I use this primarily as a retrospective exercise. Once a quarter, pull a sample of 50-80 interventions and score each one against all three questions. The scoring is imperfect, you're making judgment calls on each criterion, but even rough scoring reveals patterns that activity metrics completely miss. I'll admit I resisted doing this the first time because I suspected the answer would be uncomfortable.

Across the client portfolios where I've run this exercise, the first-time hit rate consistently lands around 15%.

That number shocks people, though it probably shouldn't. Bain's CS report found that CSMs spend over half their time on low-value, repetitive tasks. If more than 50% of activity is structurally unproductive, a 15% hit rate on outcome-changing interventions starts to look less like a people problem and more like a targeting problem.

Where CS Interventions Actually Land
Across multiple client portfolios, roughly 85% of interventions fail at least one of the three criteria: right target, right timing, outcome changed.

The math: 200 interventions per quarter at 15% accuracy generates 30 meaningful outcomes. The other 170 are non-productive. Now restructure targeting (using something like the Milestone-to-Intervention Model) and cut volume to 120 interventions while raising accuracy to 40%. That's 48 meaningful outcomes. A 60% improvement in impact from a 40% reduction in volume.

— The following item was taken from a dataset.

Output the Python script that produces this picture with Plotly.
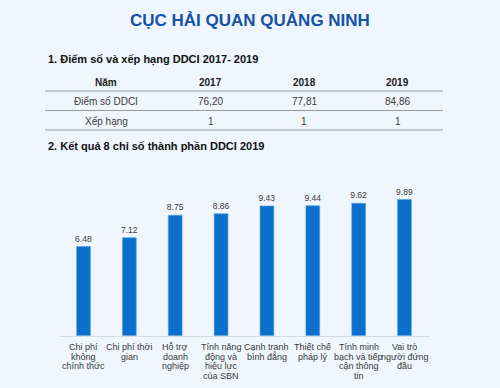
import plotly.graph_objects as go

# ---- data ----
title_text = "CỤC HẢI QUAN QUẢNG NINH"
section1 = "1. Điểm số và xếp hạng DDCI 2017- 2019"
section2 = "2. Kết quả 8 chỉ số thành phần DDCI 2019"

table_header = ["Năm", "2017", "2018", "2019"]
table_row_scores = ["Điểm số DDCI", "76,20", "77,81", "84,86"]
table_row_ranks = ["Xếp hạng", "1", "1", "1"]

categories = [
    "Chi phí<br>không<br>chính thức",
    "Chi phí thời<br>gian",
    "Hỗ trợ<br>doanh<br>nghiệp",
    "Tính năng<br>động và<br>hiệu lực<br>của SBN",
    "Cạnh tranh<br>bình đẳng",
    "Thiết chế<br>pháp lý",
    "Tính minh<br>bạch và tiếp<br>cận thông<br>tin",
    "Vai trò<br>người đứng<br>đầu",
]
values = [6.48, 7.12, 8.75, 8.86, 9.43, 9.44, 9.62, 9.89]

# ---- layout helpers ----
W, H = 500, 388
FONT = "Liberation Sans, Arial, sans-serif"
BG = "#eff6fd"
BAR = "#0b6fcd"
TXT = "#3a3a3a"


def px(x):
    return x / W


def py(y):
    return 1 - y / H


fig = go.Figure()
fig.add_trace(go.Bar(
    x=categories, y=values,
    marker=dict(color=BAR, line=dict(color="#4f9ee6", width=0.6)),
    text=[f"{v:.2f}" for v in values], textposition="outside", constraintext="none",
    textfont=dict(family=FONT, size=8.5, color=TXT),
    cliponaxis=False, hoverinfo="skip",
))

annotations = []
annotations.append(dict(text=f"<b>{title_text}</b>", x=px(250), y=py(20), xref="paper", yref="paper",
                        xanchor="center", yanchor="middle", showarrow=False,
                        font=dict(family=FONT, size=17, color="#1552a6")))
for txt, yy in [(section1, 59), (section2, 146)]:
    annotations.append(dict(text=f"<b>{txt}</b>", x=px(46), y=py(yy), xref="paper", yref="paper",
                            xanchor="left", yanchor="middle", showarrow=False,
                            font=dict(family=FONT, size=11, color="#111111")))

col_x = [106, 210.5, 304, 397.5]
row_y = [82.5, 102, 121.5]
for r, row in enumerate([table_header, table_row_scores, table_row_ranks]):
    for c, cell in enumerate(row):
        t = f"<b>{cell}</b>" if r == 0 else cell
        annotations.append(dict(text=t, x=px(col_x[c]), y=py(row_y[r]), xref="paper", yref="paper",
                                xanchor="center", yanchor="middle", showarrow=False,
                                font=dict(family=FONT, size=10, color="#222222" if r == 0 else TXT)))

shapes = []
for ly in [91, 110.5, 130]:
    shapes.append(dict(type="line", xref="paper", yref="paper", x0=px(45), x1=px(443),
                       y0=py(ly), y1=py(ly), line=dict(color="#9a9a9a", width=1.2)))

# category labels, one annotation per line
for cat in categories:
    for i, line in enumerate(cat.split("<br>")):
        annotations.append(dict(text=line, x=cat, y=py(346.7 + i * 9.8), xref="x", yref="paper",
                                xanchor="center", yanchor="middle", showarrow=False,
                                font=dict(family=FONT, size=9, color=TXT)))

fig.update_layout(
    width=W, height=H, margin=dict(l=0, r=0, t=0, b=0),
    paper_bgcolor=BG, plot_bgcolor=BG, showlegend=False,
    bargap=0.7,
    xaxis=dict(domain=[px(60), px(430)], type="category", showticklabels=False, ticks="",
               showline=True, linecolor="#d6dbe2", linewidth=1, showgrid=False,
               zeroline=False, automargin=False, fixedrange=True),
    yaxis=dict(domain=[py(335.7), py(191.2)], range=[0, 10.5], visible=False,
               showgrid=False, zeroline=False, automargin=False, fixedrange=True),
    annotations=annotations, shapes=shapes,
)

fig.write_html("out.html")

At fully-loaded CSM costs of $55-75/hour, those 80 eliminated non-productive interventions (averaging 2 hours each with prep, execution, follow-up) represent $8,800-$12,000 per quarter in recaptured capacity per CSM. Across a team of 8, that's $70K-$96K quarterly redirected from waste to impact.

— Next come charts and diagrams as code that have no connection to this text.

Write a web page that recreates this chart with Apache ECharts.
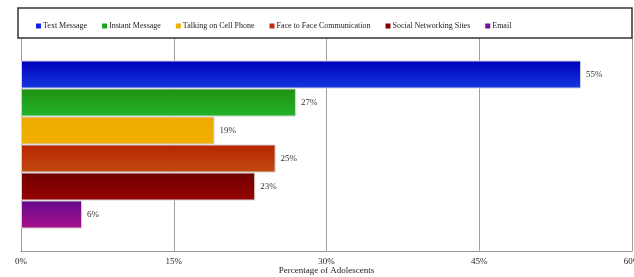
<!DOCTYPE html>
<html>
<head>
<meta charset="utf-8">
<script src="https://cdn.jsdelivr.net/npm/echarts@6/dist/echarts.min.js"></script>
<style>
  html, body { margin: 0; padding: 0; background: #fff; }
  #chart { width: 634px; height: 277px; }
</style>
</head>
<body>
<div id="chart"></div>
<script>
// 数据
var activities = ['Text Message', 'Instant Message', 'Talking on Cell Phone',
    'Face to Face Communication', 'Social Networking Sites', 'Email'];
var percents = [55, 27, 19, 25, 23, 6];

// 每个系列的渐变色（上 -> 下）
var colorsTop = ['#0000bc', '#1f8f12', '#eea800', '#b52400', '#720000', '#640a8c'];
var colorsBottom = ['#1638e0', '#22b42a', '#f2b200', '#c44a10', '#950404', '#a8108a'];
var legendColors = ['#1020e0', '#20a020', '#f0b000', '#c03010', '#800000', '#7010a0'];

var chart = echarts.init(document.getElementById('chart'));
var font = '"Liberation Serif", "Times New Roman", serif';

var series = activities.map(function (name, i) {
    return {
        name: name,
        type: 'bar',
        barWidth: 28,
        barGap: '0%',
        data: [percents[i]],
        itemStyle: {
            color: new echarts.graphic.LinearGradient(0, 0, 0, 1, [
                { offset: 0, color: colorsTop[i] },
                { offset: 1, color: colorsBottom[i] }
            ]),
            borderColor: '#d4d4d4',
            borderWidth: 1
        },
        label: {
            show: true,
            position: 'right',
            distance: 5,
            formatter: '{c}%',
            fontFamily: font,
            fontSize: 9,
            color: '#333'
        }
    };
});

var legendData = activities.map(function (name, i) {
    return { name: name, itemStyle: { color: legendColors[i], borderWidth: 0 } };
});

var option = {
    animation: false,
    backgroundColor: '#fff',
    graphic: [{
        type: 'rect',
        shape: { x: 18, y: 8, width: 614, height: 30 },
        style: { fill: 'none', stroke: '#333', lineWidth: 1.5 },
        z: 10
    }],
    legend: {
        left: 31,
        top: 17,
        width: 590,
        itemWidth: 5,
        itemHeight: 5,
        itemGap: 15,
        icon: 'rect',
        textStyle: { fontFamily: font, fontSize: 8, color: '#222', padding: [0, 0, 0, -3] },
        data: legendData
    },
    grid: { left: 21, right: 2, top: 38, bottom: 26, outerBoundsMode: 'none' },
    xAxis: {
        type: 'value',
        min: 0,
        max: 60,
        interval: 15,
        name: 'Percentage of Adolescents',
        nameLocation: 'middle',
        nameGap: 15,
        nameMoveOverlap: false,
        nameTextStyle: { fontFamily: font, fontSize: 9, color: '#222' },
        axisLine: { show: true, lineStyle: { color: '#999' } },
        axisTick: { show: false },
        axisLabel: {
            formatter: '{value}%',
            fontFamily: font,
            fontSize: 9,
            color: '#222',
            margin: 6
        },
        splitLine: { show: true, lineStyle: { color: '#a0a0a0', width: 1 } }
    },
    yAxis: {
        type: 'category',
        inverse: true,
        data: [''],
        axisLine: { show: true, lineStyle: { color: '#999' } },
        axisTick: { show: false },
        axisLabel: { show: false }
    },
    series: series
};

chart.setOption(option);
</script>
</body>
</html>
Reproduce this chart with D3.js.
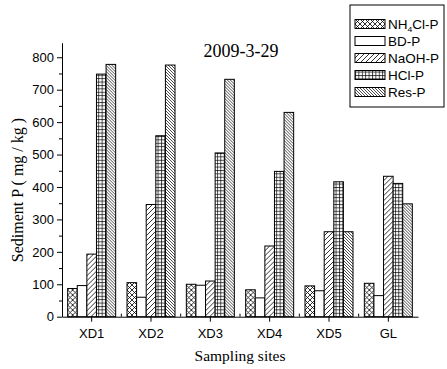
<!DOCTYPE html>
<html lang="en">
<head>
    <meta charset="UTF-8">
    <title> Sediment P </title>
    <script type="text/javascript" src="https://cdn.jsdelivr.net/npm/d3@7/dist/d3.min.js"></script>
    <style type="text/css">
        body { margin: 0; background: #fff; }
    </style>
</head>
<body>
    <script type="text/javascript">
        //Width and height
        var w = 447;
        var h = 369;

        //Data
        var sites = ["XD1", "XD2", "XD3", "XD4", "XD5", "GL"];
        var fractions = ["NH4Cl-P", "BD-P", "NaOH-P", "HCl-P", "Res-P"];
        var nh4clP = [87, 105, 100, 83, 95, 103];
        var bdP = [96, 60, 97, 58, 80, 65];
        var naohP = [193, 346, 110, 218, 262, 433];
        var hclP = [748, 558, 505, 448, 416, 411];
        var resP = [778, 776, 732, 630, 262, 348];
        var yTicks = [0, 100, 200, 300, 400, 500, 600, 700, 800];

        var series = [nh4clP, bdP, naohP, hclP, resP];
        var fills = ["url(#pCross)", "#fff", "url(#pFwd)", "url(#pGrid)", "url(#pBack)"];

        var left = 62, right = 418, bottom = 316.7;

        //Scales
        var xScale = d3.scaleBand()
            .domain(sites)
            .range([left, right]);

        var subScale = d3.scaleBand()
            .domain(d3.range(fractions.length))
            .range([0, 48]);

        var yScale = d3.scaleLinear()
            .domain([0, 845])
            .range([bottom, bottom - 845 * 0.3243]);

        var svg = d3.select("body")
            .append("svg")
            .attr("width", w)
            .attr("height", h);

        //Patterns
        var defs = svg.append("defs");

        function pattern(id, size, paths, sw) {
            var p = defs.append("pattern")
                .attr("id", id)
                .attr("patternUnits", "userSpaceOnUse")
                .attr("width", size)
                .attr("height", size);
            p.append("rect").attr("width", size).attr("height", size).attr("fill", "#fff");
            paths.forEach(function(d) {
                p.append("path").attr("d", d)
                    .attr("stroke", "#000")
                    .attr("stroke-width", sw)
                    .attr("fill", "none");
            });
        }
        pattern("pCross", 5, ["M0,0L5,5M-1,4L1,6M4,-1L6,1", "M0,5L5,0M-1,1L1,-1M4,6L6,4"], 0.8);
        pattern("pFwd", 5, ["M0,5L5,0M-1,1L1,-1M4,6L6,4"], 0.8);
        pattern("pGrid", 3.4, ["M0,0.5H3.4M0.5,0V3.4"], 0.7);
        pattern("pBack", 3, ["M0,0L3,3M-1,2L1,4M2,-1L4,1"], 0.7);

        //Bars
        var groups = svg.selectAll("g.site")
            .data(sites)
            .enter()
            .append("g")
            .attr("class", "site")
            .attr("transform", function(d) {
                return "translate(" + (xScale(d) + xScale.bandwidth() / 2 - 24) + ",0)";
            });

        groups.selectAll("rect")
            .data(function(d, i) {
                return series.map(function(s, k) { return { k: k, v: s[i] }; });
            })
            .enter()
            .append("rect")
            .attr("x", function(d) { return subScale(d.k); })
            .attr("y", function(d) { return yScale(d.v); })
            .attr("width", subScale.bandwidth())
            .attr("height", function(d) { return bottom - yScale(d.v); })
            .attr("fill", function(d) { return fills[d.k]; })
            .attr("stroke", "#000")
            .attr("stroke-width", 1);

        //Y axis
        var yAxis = svg.append("g")
            .attr("transform", "translate(" + left + ",0)")
            .call(d3.axisLeft(yScale).tickValues(yTicks).tickSize(5).tickPadding(3).tickSizeOuter(0));
        yAxis.selectAll("text")
            .attr("font-family", "Liberation Sans, Arial, sans-serif")
            .attr("font-size", "13px")
            .attr("fill", "#000");
        yAxis.select(".domain").attr("stroke", "#000");

        svg.append("g")
            .attr("transform", "translate(" + left + ",0)")
            .call(d3.axisLeft(yScale).tickValues(d3.range(50, 850, 100)).tickSize(3).tickFormat("").tickSizeOuter(0))
            .select(".domain").remove();

        //X axis
        var xAxis = svg.append("g")
            .attr("transform", "translate(0," + bottom + ")")
            .call(d3.axisBottom(xScale).tickSize(5).tickPadding(7).tickSizeOuter(0));
        xAxis.selectAll("text")
            .attr("font-family", "Liberation Sans, Arial, sans-serif")
            .attr("font-size", "13px")
            .attr("fill", "#000");
        xAxis.select(".domain").attr("stroke", "#000");

        svg.selectAll("line.minor")
            .data(sites.slice(1))
            .enter()
            .append("line")
            .attr("class", "minor")
            .attr("x1", function(d) { return xScale(d); })
            .attr("x2", function(d) { return xScale(d); })
            .attr("y1", bottom)
            .attr("y2", bottom - 3)
            .attr("stroke", "#000");

        //Title and labels
        svg.append("text")
            .text("2009-3-29")
            .attr("x", 241)
            .attr("y", 57)
            .attr("text-anchor", "middle")
            .attr("font-family", "Liberation Serif, Times New Roman, serif")
            .attr("font-size", "18px");

        svg.append("text")
            .text("Sampling sites")
            .attr("x", 240)
            .attr("y", 361)
            .attr("text-anchor", "middle")
            .attr("font-family", "Liberation Serif, Times New Roman, serif")
            .attr("font-size", "15.5px");

        svg.append("text")
            .text("Sediment P ( mg / kg )")
            .attr("transform", "translate(23,190) rotate(-90)")
            .attr("text-anchor", "middle")
            .attr("font-family", "Liberation Serif, Times New Roman, serif")
            .attr("font-size", "16px");

        //Legend
        var legend = svg.append("g");
        legend.append("rect")
            .attr("x", 350)
            .attr("y", 5)
            .attr("width", 94)
            .attr("height", 102)
            .attr("fill", "#fff")
            .attr("stroke", "#000");

        var items = legend.selectAll("g.item")
            .data(fractions)
            .enter()
            .append("g")
            .attr("class", "item")
            .attr("transform", function(d, i) {
                return "translate(355," + (24 + i * 17) + ")";
            });

        items.append("rect")
            .attr("x", 0)
            .attr("y", -4.5)
            .attr("width", 30)
            .attr("height", 9)
            .attr("fill", function(d, i) { return fills[i]; })
            .attr("stroke", "#000");

        var labels = items.append("text")
            .attr("transform", "translate(33,4.5) scale(1.08,1)")
            .attr("font-family", "Liberation Sans, Arial, sans-serif")
            .attr("font-size", "12.5px");

        labels.each(function(d) {
            var t = d3.select(this);
            if (d === "NH4Cl-P") {
                t.append("tspan").text("NH");
                t.append("tspan").text("4").attr("font-size", "8px").attr("dy", 3);
                t.append("tspan").text("Cl-P").attr("dy", -3);
            } else {
                t.text(d);
            }
        });
    </script>
</body>
</html>
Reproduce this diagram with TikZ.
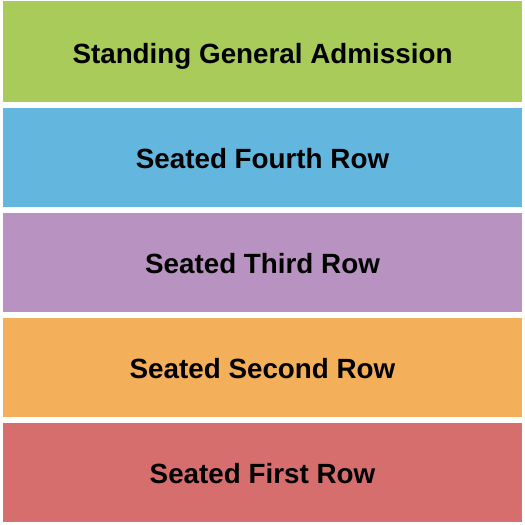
\documentclass[tikz,border=0pt]{standalone}
\usepackage{fontspec}
\setmainfont{Liberation Sans}
\usepackage{tikz}
\usetikzlibrary{positioning}
\definecolor{standgreen}{RGB}{168,203,90}
\definecolor{fourthblue}{RGB}{99,182,222}
\definecolor{thirdpurple}{RGB}{184,146,192}
\definecolor{secondorange}{RGB}{244,175,91}
\definecolor{firstred}{RGB}{214,110,110}
\begin{document}
\begin{tikzpicture}[x=1pt,y=1pt,
                   section/.style={minimum width=519pt,minimum height=99pt,inner sep=0pt,
                   text height=23.6pt,text depth=0pt,
                   font=\bfseries\fontsize{27.8}{30}\selectfont,text=black}]
\useasboundingbox[fill=white] (0,0) rectangle (525,-525);
\node[section,fill=standgreen,minimum height=101pt] (ga) at (262.5,-51.2) {Standing General Admission};
\node[section,fill=fourthblue] (fourth) at (262.5,-157) {Seated Fourth Row};
\node[section,fill=thirdpurple] (third) at (262.5,-262) {Seated Third Row};
\node[section,fill=secondorange] (second) at (262.5,-367) {Seated Second Row};
\node[section,fill=firstred] (first) at (262.5,-472) {Seated First Row};
\end{tikzpicture}
\end{document}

There's a related problem that I think gets underexplored. When I've audited client expansion pipelines, roughly 40% of deals classified as "expansion" are actually repair. A second team adopting the product because the first implementation was too narrow. An "upsell" that's really a feature the customer should have had from day one. Benchmarkit's 2025 data shows expansion becomes the dominant growth engine beyond $20M ARR, with companies in the $15-30M range getting 40% of growth from existing customers (up from 30% in 2021). But if a significant chunk of that expansion revenue is repair in disguise, the real NRR picture is weaker than the dashboard shows.

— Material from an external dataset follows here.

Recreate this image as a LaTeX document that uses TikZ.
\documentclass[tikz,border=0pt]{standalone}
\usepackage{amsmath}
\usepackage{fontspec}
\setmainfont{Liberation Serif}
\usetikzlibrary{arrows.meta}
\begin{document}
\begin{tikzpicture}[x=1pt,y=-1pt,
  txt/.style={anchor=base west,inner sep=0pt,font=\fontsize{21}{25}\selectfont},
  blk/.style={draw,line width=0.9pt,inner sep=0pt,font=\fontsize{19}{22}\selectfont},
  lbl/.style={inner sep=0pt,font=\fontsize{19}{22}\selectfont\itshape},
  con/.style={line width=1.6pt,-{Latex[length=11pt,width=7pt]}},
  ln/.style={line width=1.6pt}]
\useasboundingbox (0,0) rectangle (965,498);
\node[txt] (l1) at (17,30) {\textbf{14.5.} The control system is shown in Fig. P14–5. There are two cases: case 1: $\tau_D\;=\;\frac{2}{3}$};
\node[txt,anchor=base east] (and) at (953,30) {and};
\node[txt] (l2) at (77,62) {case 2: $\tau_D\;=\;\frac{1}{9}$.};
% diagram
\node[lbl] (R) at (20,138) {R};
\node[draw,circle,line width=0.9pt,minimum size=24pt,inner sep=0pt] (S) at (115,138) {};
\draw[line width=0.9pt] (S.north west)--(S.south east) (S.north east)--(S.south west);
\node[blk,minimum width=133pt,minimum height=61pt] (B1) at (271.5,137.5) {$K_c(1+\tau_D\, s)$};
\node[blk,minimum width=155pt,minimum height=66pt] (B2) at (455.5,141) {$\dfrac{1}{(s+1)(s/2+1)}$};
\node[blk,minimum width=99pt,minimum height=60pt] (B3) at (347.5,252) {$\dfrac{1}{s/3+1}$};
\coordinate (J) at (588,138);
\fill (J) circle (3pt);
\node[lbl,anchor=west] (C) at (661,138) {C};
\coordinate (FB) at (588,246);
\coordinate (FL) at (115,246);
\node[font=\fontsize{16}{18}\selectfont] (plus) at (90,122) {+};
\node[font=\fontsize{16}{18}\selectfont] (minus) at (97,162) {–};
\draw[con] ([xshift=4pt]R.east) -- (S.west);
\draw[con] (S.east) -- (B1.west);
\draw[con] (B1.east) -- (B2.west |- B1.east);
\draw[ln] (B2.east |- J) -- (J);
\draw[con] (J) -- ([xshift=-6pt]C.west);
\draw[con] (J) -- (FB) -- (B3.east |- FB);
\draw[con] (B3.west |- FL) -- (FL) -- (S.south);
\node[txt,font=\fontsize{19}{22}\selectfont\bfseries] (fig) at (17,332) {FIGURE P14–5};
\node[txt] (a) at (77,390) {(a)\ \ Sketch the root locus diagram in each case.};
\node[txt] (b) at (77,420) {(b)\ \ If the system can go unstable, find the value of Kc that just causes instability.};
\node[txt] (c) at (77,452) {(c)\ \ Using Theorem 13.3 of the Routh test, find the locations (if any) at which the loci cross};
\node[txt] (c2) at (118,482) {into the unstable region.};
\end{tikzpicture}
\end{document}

At one client, I tagged every expansion deal. Forty-one percent were repair. The forecast had them at 115% of target. Adjusted for repair, they were at 68%. That was a difficult conversation to have with the team, but it reframed their entire planning cycle in a way that I think was ultimately more useful than the original forecast.

Expansion Forecast: Reported vs. Adjusted for Repair
When 41% of "expansion" deals are reclassified as repair, the forecast picture changes dramatically.

Outcome Hit Rate applied to expansion motions catches this, because repair doesn't satisfy the "did the outcome change?" criterion the way genuine expansion does.

Question three, the counterfactual, is where this whole framework gets shaky, and I want to be honest about that. Would this account have renewed without the QBR? Would that expansion have happened organically? You won't always know. Sometimes the best you can do is tag the intervention and check back in 90 days. Staircase AI's research found that customers with regular QBRs are twice as likely to renew, which is a useful baseline. But "regular QBRs" and "well-targeted QBRs" are not the same population. The correlation between activity and retention is real. The question is which subset of that activity is driving the correlation and which is noise.

Some teams I've worked with have started using a simple attribution framework: tag interventions at execution time, then at renewal or churn, have the CSM (and ideally the customer) assess which interventions were consequential. It's subjective and it's directional, but directional is a meaningful upgrade from "we have no idea whether any of this mattered," which, if I'm honest, is where most teams are operating today.